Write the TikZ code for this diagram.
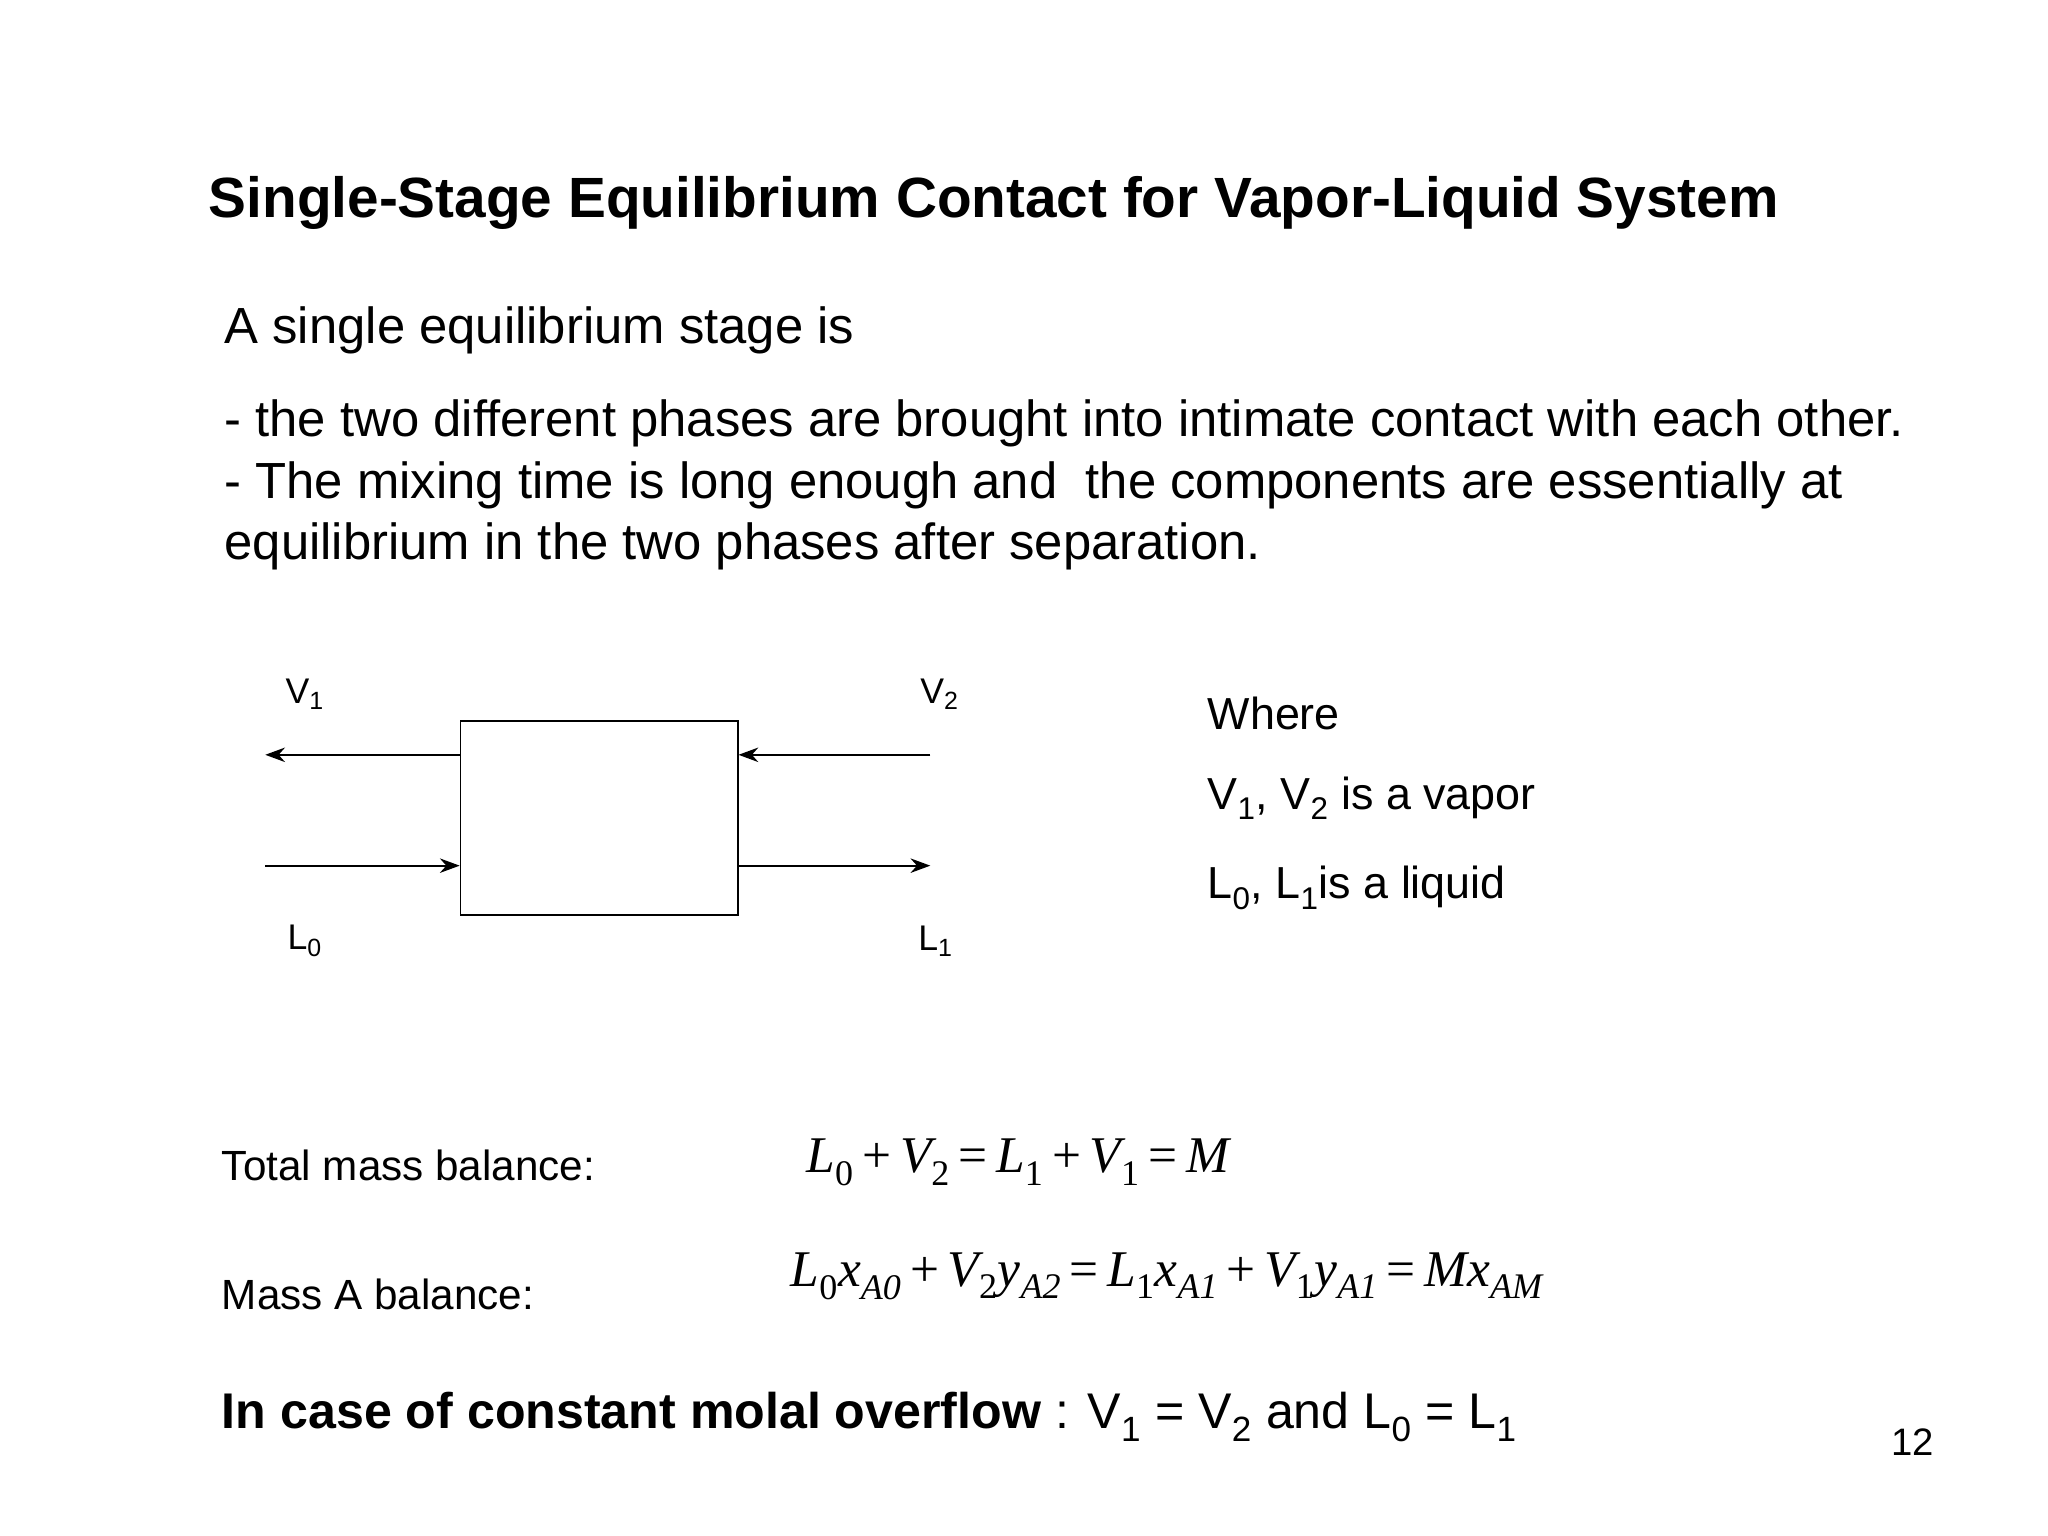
\documentclass[tikz,border=0pt]{standalone}
\usepackage{fontspec}
\usetikzlibrary{arrows.meta}
\setmainfont{Liberation Sans}
\newfontfamily\tms{Liberation Serif}
\newcommand{\vi}[1]{{\tms\itshape #1}}
\newcommand{\sbs}[1]{\textsubscript{#1}}
\newcommand{\isb}[1]{\textsubscript{\tms\itshape #1}}
\newcommand{\rsb}[1]{\textsubscript{\tms #1}}
\newcommand{\op}[1]{\,{\tms #1}\,}
\begin{document}
\begin{tikzpicture}[x=1pt,y=-1pt,
  txt/.style={anchor=west,inner sep=0pt},
  lab/.style={inner sep=0pt,font=\fontsize{27}{30}\selectfont},
  arr/.style={-{Stealth[length=15pt,width=11pt]},line width=1.3pt}]
\useasboundingbox[fill=white] (0,0) rectangle (1552,1164);
\node[txt,font=\fontsize{43}{46}\bfseries\selectfont] (title) at (158,154) {Single-Stage Equilibrium Contact for Vapor-Liquid System};
\node[txt,font=\fontsize{38.5}{42}\selectfont] (t1) at (170,250) {A single equilibrium stage is};
\node[txt,font=\fontsize{38.5}{42}\selectfont] (t2) at (170,321) {- the two different phases are brought into intimate contact with each other.};
\node[txt,font=\fontsize{38.5}{42}\selectfont] (t3) at (170,368) {- The mixing time is long enough and\ \ the components are essentially at};
\node[txt,font=\fontsize{38.5}{42}\selectfont] (t4) at (170,414) {equilibrium in the two phases after separation.};
\node[draw,line width=1.3pt,minimum width=210pt,minimum height=147pt,inner sep=0pt] (box) at (454,620) {};
\coordinate (v1e) at (201,572); \coordinate (v2s) at (705,572);
\coordinate (l0s) at (201,656); \coordinate (l1e) at (705,656);
\draw[arr] (box.west |- v1e) -- (v1e);
\draw[arr] (v2s) -- (box.east |- v2s);
\draw[arr] (l0s) -- (box.west |- l0s);
\draw[arr] (box.east |- l1e) -- (l1e);
\node[lab] (V1) at (231,526) {V\sbs{1}};
\node[lab] (V2) at (712,526) {V\sbs{2}};
\node[lab] (L0) at (231,713) {L\sbs{0}};
\node[lab] (L1) at (709,713) {L\sbs{1}};
\node[txt,font=\fontsize{34}{38}\selectfont] (w1) at (915,541) {Where};
\node[txt,font=\fontsize{34}{38}\selectfont] (w2) at (915,605) {V\sbs{1}, V\sbs{2} is a vapor};
\node[txt,font=\fontsize{34}{38}\selectfont] (w3) at (915,673) {L\sbs{0}, L\sbs{1}is a liquid};
\node[txt,font=\fontsize{32}{34}\selectfont] (m1) at (168,883) {Total mass balance:};
\node[txt,font=\fontsize{39}{42}\selectfont] (e1) at (611,881) {\vi{L}\rsb{0}\op{+}\vi{V}\rsb{2}\op{=}\vi{L}\rsb{1}\op{+}\vi{V}\rsb{1}\op{=}\vi{M}};
\node[txt,font=\fontsize{32}{34}\selectfont] (m2) at (168,981) {Mass A balance:};
\node[txt,font=\fontsize{39}{42}\selectfont] (e2) at (599,967) {\vi{L}\rsb{0}\vi{x}\isb{A0}\op{+}\vi{V}\rsb{2}\vi{y}\isb{A2}\op{=}\vi{L}\rsb{1}\vi{x}\isb{A1}\op{+}\vi{V}\rsb{1}\vi{y}\isb{A1}\op{=}\vi{Mx}\isb{AM}};
\node[txt,font=\fontsize{38}{41}\selectfont] (c) at (168,1074) {\textbf{In case of constant molal overflow} : V\sbs{1} = V\sbs{2} and L\sbs{0} = L\sbs{1}};
\node[txt,font=\fontsize{29}{31}\selectfont] (pg) at (1433,1093) {12};
\end{tikzpicture}
\end{document}
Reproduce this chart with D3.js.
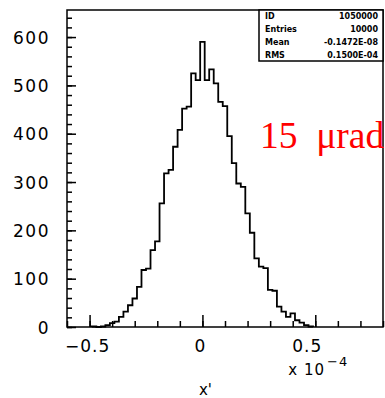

GOAL: Write every record out again exactly; no pictures belong in the copy.

CORRECT RESPONSE:
Write the TikZ code for this diagram.
\documentclass[tikz,border=0pt]{standalone}
\usepackage{fontspec}
\usetikzlibrary{arrows.meta}
\setmainfont{Liberation Sans}
\newfontfamily\tms{Liberation Serif}
\newcommand{\vi}[1]{{\tms\itshape #1}}
\newcommand{\sbs}[1]{\textsubscript{#1}}
\newcommand{\isb}[1]{\textsubscript{\tms\itshape #1}}
\newcommand{\rsb}[1]{\textsubscript{\tms #1}}
\newcommand{\op}[1]{\,{\tms #1}\,}
\begin{document}
\begin{tikzpicture}[x=1pt,y=-1pt,
  txt/.style={anchor=west,inner sep=0pt},
  lab/.style={inner sep=0pt,font=\fontsize{27}{30}\selectfont},
  arr/.style={-{Stealth[length=15pt,width=11pt]},line width=1.3pt}]
\useasboundingbox[fill=white] (0,0) rectangle (1552,1164);
\node[txt,font=\fontsize{43}{46}\bfseries\selectfont] (title) at (158,154) {Single-Stage Equilibrium Contact for Vapor-Liquid System};
\node[txt,font=\fontsize{38.5}{42}\selectfont] (t1) at (170,250) {A single equilibrium stage is};
\node[txt,font=\fontsize{38.5}{42}\selectfont] (t2) at (170,321) {- the two different phases are brought into intimate contact with each other.};
\node[txt,font=\fontsize{38.5}{42}\selectfont] (t3) at (170,368) {- The mixing time is long enough and\ \ the components are essentially at};
\node[txt,font=\fontsize{38.5}{42}\selectfont] (t4) at (170,414) {equilibrium in the two phases after separation.};
\node[draw,line width=1.3pt,minimum width=210pt,minimum height=147pt,inner sep=0pt] (box) at (454,620) {};
\coordinate (v1e) at (201,572); \coordinate (v2s) at (705,572);
\coordinate (l0s) at (201,656); \coordinate (l1e) at (705,656);
\draw[arr] (box.west |- v1e) -- (v1e);
\draw[arr] (v2s) -- (box.east |- v2s);
\draw[arr] (l0s) -- (box.west |- l0s);
\draw[arr] (box.east |- l1e) -- (l1e);
\node[lab] (V1) at (231,526) {V\sbs{1}};
\node[lab] (V2) at (712,526) {V\sbs{2}};
\node[lab] (L0) at (231,713) {L\sbs{0}};
\node[lab] (L1) at (709,713) {L\sbs{1}};
\node[txt,font=\fontsize{34}{38}\selectfont] (w1) at (915,541) {Where};
\node[txt,font=\fontsize{34}{38}\selectfont] (w2) at (915,605) {V\sbs{1}, V\sbs{2} is a vapor};
\node[txt,font=\fontsize{34}{38}\selectfont] (w3) at (915,673) {L\sbs{0}, L\sbs{1}is a liquid};
\node[txt,font=\fontsize{32}{34}\selectfont] (m1) at (168,883) {Total mass balance:};
\node[txt,font=\fontsize{39}{42}\selectfont] (e1) at (611,881) {\vi{L}\rsb{0}\op{+}\vi{V}\rsb{2}\op{=}\vi{L}\rsb{1}\op{+}\vi{V}\rsb{1}\op{=}\vi{M}};
\node[txt,font=\fontsize{32}{34}\selectfont] (m2) at (168,981) {Mass A balance:};
\node[txt,font=\fontsize{39}{42}\selectfont] (e2) at (599,967) {\vi{L}\rsb{0}\vi{x}\isb{A0}\op{+}\vi{V}\rsb{2}\vi{y}\isb{A2}\op{=}\vi{L}\rsb{1}\vi{x}\isb{A1}\op{+}\vi{V}\rsb{1}\vi{y}\isb{A1}\op{=}\vi{Mx}\isb{AM}};
\node[txt,font=\fontsize{38}{41}\selectfont] (c) at (168,1074) {\textbf{In case of constant molal overflow} : V\sbs{1} = V\sbs{2} and L\sbs{0} = L\sbs{1}};
\node[txt,font=\fontsize{29}{31}\selectfont] (pg) at (1433,1093) {12};
\end{tikzpicture}
\end{document}
Reproduce this chart with D3.js.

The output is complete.